I run two servers (one on the Synology, one on a NUC-type Asus box) along with all my other systems.
Oh, and I have dual antenna tuners connected as well for live TV, DVR and playback.
650 shows, 1400 movies, 1450 anime. Take up like 130TB or something
Since you listed them separately from shows does the count also include anime movies?
Still, if I add up both my shows and movie I’m at 1447. Damn you!
You got them all in uncompressed 8K or something!? How on earth does it take up that much space?
About 18 TB.
Nowhere near as big as yours. I haven’t bothered checking, but probably something like 100 movies and about the same number of TV shows (only a handful of series). It consists pretty much only of what I’ve ripped from physical media, plus a handful of things my SO uploaded. Total storage is about 2TB, and mostly DVDs w/ a handful of Blurays. Rips are full quality, and mostly ripped from MakeMKV, with a handful ripped w/ Handbrake.
We don’t watch a ton, but I do order new stuff periodically, so it slowly grows (most recent addition is Adventure Time).
My Linux ISO collection take up around 12TB, 268 of smaller ISOs, and 751 big boi ISOs.
Mine is sitting around 10TB, mostly podcasts and a few videos like graduations.

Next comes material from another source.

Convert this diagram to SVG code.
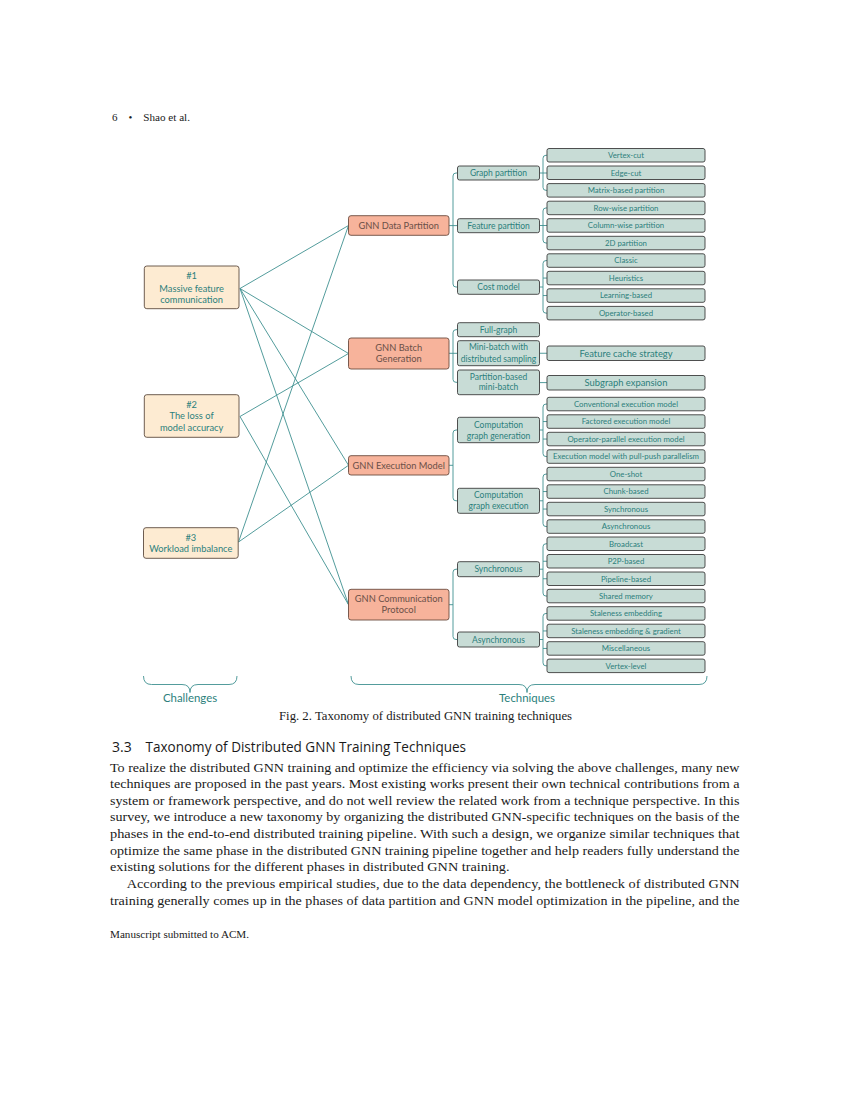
<svg xmlns="http://www.w3.org/2000/svg" width="850" height="1100" viewBox="0 0 850 1100">
<style>
.bg{fill:#ffffff}
.leaf rect,.mid rect{fill:#c8dcd6;stroke:#3d3d3d;stroke-width:0.9}
.top rect{fill:#f7b39b;stroke:#6b4c40;stroke-width:0.9}
.chal rect{fill:#fdebd2;stroke:#5d4c3f;stroke-width:0.9}
.leaf text{font-family:Lato,"Noto Sans",sans-serif;font-size:7.8px;fill:#2c7f7c;text-anchor:middle}
.leaf text.big{font-size:9.4px}
.mid text{font-family:Lato,"Noto Sans",sans-serif;font-size:8.5px;fill:#2c7f7c;text-anchor:middle}
.top text{font-family:Lato,"Noto Sans",sans-serif;font-size:9.3px;fill:#6b5048;text-anchor:middle}
.chal text{font-family:Lato,"Noto Sans",sans-serif;font-size:9.3px;fill:#2c7f7c;text-anchor:middle}
.lbl{font-family:Lato,"Noto Sans",sans-serif;font-size:11.4px;fill:#2c7f7c;text-anchor:middle}
.conn path,.conn line{fill:none;stroke:#3f9191;stroke-width:0.9}
.serif{font-family:"Liberation Serif",serif;fill:#1a1a1a}
.body{font-family:"Liberation Serif",serif;font-size:13.4px;fill:#1a1a1a}
.head{font-family:"Open Sans","Liberation Sans",sans-serif;font-size:14px;fill:#1a1a1a}
</style>
<rect class="bg" x="0" y="0" width="850" height="1100"/>

<g id="page-header">
<text class="serif" x="112" y="121" font-size="11">6</text>
<text class="serif" x="128.5" y="121" font-size="11">•</text>
<text class="serif" x="143.3" y="121" font-size="11" textLength="46.7" lengthAdjust="spacingAndGlyphs">Shao et al.</text>
</g>

<g class="conn" id="connectors">
<line x1="240" y1="288.5" x2="348.5" y2="225.5"/>
<line x1="240" y1="288.5" x2="348.5" y2="353.5"/>
<line x1="240" y1="288.5" x2="348.5" y2="465.3"/>
<line x1="240" y1="288.5" x2="348.5" y2="604.7"/>
<line x1="240" y1="416.5" x2="348.5" y2="353.5"/>
<line x1="240" y1="416.5" x2="348.5" y2="604.7"/>
<line x1="238.5" y1="542" x2="348.5" y2="225.5"/>
<line x1="238.5" y1="542" x2="348.5" y2="465.3"/>
<path d="M457.5 173 H456 Q453 173 453 176 V284 Q453 287 456 287 H457.5 M449 225.6 H457.5"/>
<path d="M457.5 329.7 H456 Q453 329.7 453 332.7 V379.3 Q453 382.3 456 382.3 H457.5 M449 353.3 H457.5"/>
<path d="M457.5 430 H456 Q453 430 453 433 V497.8 Q453 500.8 456 500.8 H457.5 M449 465.3 H453"/>
<path d="M457.5 569.2 H456 Q453 569.2 453 572.2 V636.5 Q453 639.5 456 639.5 H457.5 M449 604.7 H453"/>
<path d="M547 155.25 H546 Q543 155.25 543 158.25 V187.35 Q543 190.35 546 190.35 H547 M539.5 173 H547"/>
<path d="M547 207.95 H546 Q543 207.95 543 210.95 V240.05 Q543 243.05 546 243.05 H547 M539.5 225.5 H547"/>
<path d="M547 260.55 H546 Q543 260.55 543 263.55 V310.15 Q543 313.15 546 313.15 H547 M543 278.05 H547 M543 295.55 H547 M539.5 287 H543"/>
<path d="M539.5 353.25 H547 M539.5 382.6 H547"/>
<path d="M547 404.05 H546 Q543 404.05 543 407.05 V453.55 Q543 456.55 546 456.55 H547 M543 421.55 H547 M543 439.05 H547 M539.5 430 H543"/>
<path d="M547 474.05 H546 Q543 474.05 543 477.05 V523.55 Q543 526.55 546 526.55 H547 M543 491.55 H547 M543 509.05 H547 M539.5 500.8 H543"/>
<path d="M547 543.75 H546 Q543 543.75 543 546.75 V593.05 Q543 596.05 546 596.05 H547 M543 561.25 H547 M543 578.75 H547 M539.5 569.2 H543"/>
<path d="M547 613.45 H546 Q543 613.45 543 616.45 V662.85 Q543 665.85 546 665.85 H547 M543 630.95 H547 M543 648.45 H547 M539.5 639.5 H543"/>
</g>

<g id="c1" class="chal"><rect x="144.3" y="266" width="94.7" height="42.7" rx="2.5"/><text x="191.6" y="279.25">#1</text><text x="191.6" y="291.55">Massive feature</text><text x="191.6" y="303.25">communication</text></g>
<g id="c2" class="chal"><rect x="144.3" y="394.7" width="94.7" height="42.6" rx="2.5"/><text x="191.6" y="407.55">#2</text><text x="191.6" y="418.95">The loss of</text><text x="191.6" y="430.55">model accuracy</text></g>
<g id="c3" class="chal"><rect x="143.5" y="527.7" width="94.7" height="30.6" rx="2.5"/><text x="190.8" y="540.55">#3</text><text x="190.8" y="552.25">Workload imbalance</text></g>

<g id="t1" class="top"><rect x="348.5" y="215.7" width="100.5" height="19.6" rx="2.5"/><text x="398.7" y="228.75">GNN Data Partition</text></g>
<g id="t2" class="top"><rect x="348.5" y="338" width="100.5" height="31" rx="2.5"/><text x="398.7" y="350.55">GNN Batch</text><text x="398.7" y="362.25">Generation</text></g>
<g id="t3" class="top"><rect x="348.5" y="455.7" width="100.5" height="19.3" rx="2.5"/><text x="398.7" y="468.55">GNN Execution Model</text></g>
<g id="t4" class="top"><rect x="348.5" y="589.3" width="100.5" height="30.7" rx="2.5"/><text x="398.7" y="601.55">GNN Communication</text><text x="398.7" y="613.25">Protocol</text></g>

<g id="m1" class="mid"><rect x="457.5" y="166" width="82" height="14" rx="2"/><text x="498.5" y="176">Graph partition</text></g>
<g id="m2" class="mid"><rect x="457.5" y="218.7" width="82" height="14" rx="2"/><text x="498.5" y="228.7">Feature partition</text></g>
<g id="m3" class="mid"><rect x="457.5" y="280" width="82" height="14.3" rx="2"/><text x="498.5" y="290">Cost model</text></g>
<g id="m4" class="mid"><rect x="457.5" y="322.7" width="82" height="14" rx="2"/><text x="498.5" y="332.7">Full-graph</text></g>
<g id="m5" class="mid"><rect x="457.5" y="340.7" width="82" height="25" rx="2"/><text x="498.5" y="350.3">Mini-batch with</text><text x="498.5" y="361.7">distributed sampling</text></g>
<g id="m6" class="mid"><rect x="457.5" y="370" width="82" height="24.7" rx="2"/><text x="498.5" y="379.7">Partition-based</text><text x="498.5" y="390.3">mini-batch</text></g>
<g id="m7" class="mid"><rect x="457.5" y="417.3" width="82" height="25.4" rx="2"/><text x="498.5" y="428.3">Computation</text><text x="498.5" y="438.7">graph generation</text></g>
<g id="m8" class="mid"><rect x="457.5" y="488.3" width="82" height="25" rx="2"/><text x="498.5" y="498.3">Computation</text><text x="498.5" y="508.7">graph execution</text></g>
<g id="m9" class="mid"><rect x="457.5" y="561.7" width="82" height="15" rx="2"/><text x="498.5" y="572.2">Synchronous</text></g>
<g id="m10" class="mid"><rect x="457.5" y="632" width="82" height="15" rx="2"/><text x="498.5" y="642.5">Asynchronous</text></g>

<g id="l1" class="leaf"><rect x="547" y="148.5" width="158" height="13.5" rx="2"/><text x="626" y="158">Vertex-cut</text></g>
<g id="l2" class="leaf"><rect x="547" y="166" width="158" height="13.5" rx="2"/><text x="626" y="175.5">Edge-cut</text></g>
<g id="l3" class="leaf"><rect x="547" y="183.6" width="158" height="13.5" rx="2"/><text x="626" y="193.1">Matrix-based partition</text></g>
<g id="l4" class="leaf"><rect x="547" y="201.2" width="158" height="13.5" rx="2"/><text x="626" y="210.7">Row-wise partition</text></g>
<g id="l5" class="leaf"><rect x="547" y="218.7" width="158" height="13.5" rx="2"/><text x="626" y="228.2">Column-wise partition</text></g>
<g id="l6" class="leaf"><rect x="547" y="236.3" width="158" height="13.5" rx="2"/><text x="626" y="245.8">2D partition</text></g>
<g id="l7" class="leaf"><rect x="547" y="253.8" width="158" height="13.5" rx="2"/><text x="626" y="263.3">Classic</text></g>
<g id="l8" class="leaf"><rect x="547" y="271.3" width="158" height="13.5" rx="2"/><text x="626" y="280.8">Heuristics</text></g>
<g id="l9" class="leaf"><rect x="547" y="288.8" width="158" height="13.5" rx="2"/><text x="626" y="298.3">Learning-based</text></g>
<g id="l10" class="leaf"><rect x="547" y="306.4" width="158" height="13.5" rx="2"/><text x="626" y="315.9">Operator-based</text></g>
<g id="l11" class="leaf"><rect x="547" y="346" width="158" height="14.5" rx="2"/><text class="big" x="626" y="356.6">Feature cache strategy</text></g>
<g id="l12" class="leaf"><rect x="547" y="375.5" width="158" height="14.5" rx="2"/><text class="big" x="626" y="386.1">Subgraph expansion</text></g>
<g id="l13" class="leaf"><rect x="547" y="397.3" width="158" height="13.5" rx="2"/><text x="626" y="406.8">Conventional execution model</text></g>
<g id="l14" class="leaf"><rect x="547" y="414.8" width="158" height="13.5" rx="2"/><text x="626" y="424.3">Factored execution model</text></g>
<g id="l15" class="leaf"><rect x="547" y="432.3" width="158" height="13.5" rx="2"/><text x="626" y="441.8">Operator-parallel execution model</text></g>
<g id="l16" class="leaf"><rect x="547" y="449.8" width="158" height="13.5" rx="2"/><text x="626" y="459.3">Execution model with pull-push parallelism</text></g>
<g id="l17" class="leaf"><rect x="547" y="467.3" width="158" height="13.5" rx="2"/><text x="626" y="476.8">One-shot</text></g>
<g id="l18" class="leaf"><rect x="547" y="484.8" width="158" height="13.5" rx="2"/><text x="626" y="494.3">Chunk-based</text></g>
<g id="l19" class="leaf"><rect x="547" y="502.3" width="158" height="13.5" rx="2"/><text x="626" y="511.8">Synchronous</text></g>
<g id="l20" class="leaf"><rect x="547" y="519.8" width="158" height="13.5" rx="2"/><text x="626" y="529.3">Asynchronous</text></g>
<g id="l21" class="leaf"><rect x="547" y="537" width="158" height="13.5" rx="2"/><text x="626" y="546.5">Broadcast</text></g>
<g id="l22" class="leaf"><rect x="547" y="554.5" width="158" height="13.5" rx="2"/><text x="626" y="564">P2P-based</text></g>
<g id="l23" class="leaf"><rect x="547" y="572" width="158" height="13.5" rx="2"/><text x="626" y="581.5">Pipeline-based</text></g>
<g id="l24" class="leaf"><rect x="547" y="589.3" width="158" height="13.5" rx="2"/><text x="626" y="598.8">Shared memory</text></g>
<g id="l25" class="leaf"><rect x="547" y="606.7" width="158" height="13.5" rx="2"/><text x="626" y="616.2">Staleness embedding</text></g>
<g id="l26" class="leaf"><rect x="547" y="624.2" width="158" height="13.5" rx="2"/><text x="626" y="633.7">Staleness embedding &amp; gradient</text></g>
<g id="l27" class="leaf"><rect x="547" y="641.7" width="158" height="13.5" rx="2"/><text x="626" y="651.2">Miscellaneous</text></g>
<g id="l28" class="leaf"><rect x="547" y="659.1" width="158" height="13.5" rx="2"/><text x="626" y="668.6">Vertex-level</text></g>

<g id="braces" class="conn">
<path d="M143.5 676 Q143.5 684.5 151.5 684.5 H182 Q190 684.5 190 692.5 Q190 684.5 198 684.5 H229 Q237 684.5 237 676"/>
<path d="M351 676 Q351 684.5 359 684.5 H519 Q527 684.5 527 692.5 Q527 684.5 535 684.5 H699 Q707 684.5 707 676"/>
</g>
<text class="lbl" x="190" y="702">Challenges</text>
<text class="lbl" x="527" y="702">Techniques</text>

<text class="serif" x="279" y="719.5" font-size="12" textLength="293" lengthAdjust="spacingAndGlyphs">Fig. 2.  Taxonomy of distributed GNN training techniques</text>

<text class="head" x="112" y="752">3.3</text>
<text class="head" x="145.5" y="752" textLength="320.5" lengthAdjust="spacingAndGlyphs">Taxonomy of Distributed GNN Training Techniques</text>

<g id="body-text">
<text class="body" x="110" y="771.5" textLength="629.5" lengthAdjust="spacingAndGlyphs">To realize the distributed GNN training and optimize the efficiency via solving the above challenges, many new</text>
<text class="body" x="110" y="788.1" textLength="629.5" lengthAdjust="spacingAndGlyphs">techniques are proposed in the past years. Most existing works present their own technical contributions from a</text>
<text class="body" x="110" y="804.8" textLength="629.5" lengthAdjust="spacingAndGlyphs">system or framework perspective, and do not well review the related work from a technique perspective. In this</text>
<text class="body" x="110" y="821.4" textLength="629.5" lengthAdjust="spacingAndGlyphs">survey, we introduce a new taxonomy by organizing the distributed GNN-specific techniques on the basis of the</text>
<text class="body" x="110" y="838.1" textLength="629.5" lengthAdjust="spacingAndGlyphs">phases in the end-to-end distributed training pipeline. With such a design, we organize similar techniques that</text>
<text class="body" x="110" y="854.7" textLength="629.5" lengthAdjust="spacingAndGlyphs">optimize the same phase in the distributed GNN training pipeline together and help readers fully understand the</text>
<text class="body" x="110" y="871.4" textLength="399.5" lengthAdjust="spacingAndGlyphs">existing solutions for the different phases in distributed GNN training.</text>
<text class="body" x="126.7" y="888" textLength="612.8" lengthAdjust="spacingAndGlyphs">According to the previous empirical studies, due to the data dependency, the bottleneck of distributed GNN</text>
<text class="body" x="110" y="904.7" textLength="629.5" lengthAdjust="spacingAndGlyphs">training generally comes up in the phases of data partition and GNN model optimization in the pipeline, and the</text>
</g>

<text class="serif" x="110" y="937.5" font-size="11" textLength="139" lengthAdjust="spacingAndGlyphs">Manuscript submitted to ACM.</text>
</svg>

~70TB, ~2500 movies, and ~250 series with , varying quality, I’m still trying to replace lower quality stuff with better versions
My library is almost cracking 18TB. Backing up all documents, pictures, videos and profile/settings dumps for apps and laptops. Also have plenty of moving Linux ISOs, 1359 longer isos and 269 smaller iso series.
Like 7
150 shows, 4000 movies. 25k songs. Tightly curated, playlists, mostly 1080p with truly important stuff 4k.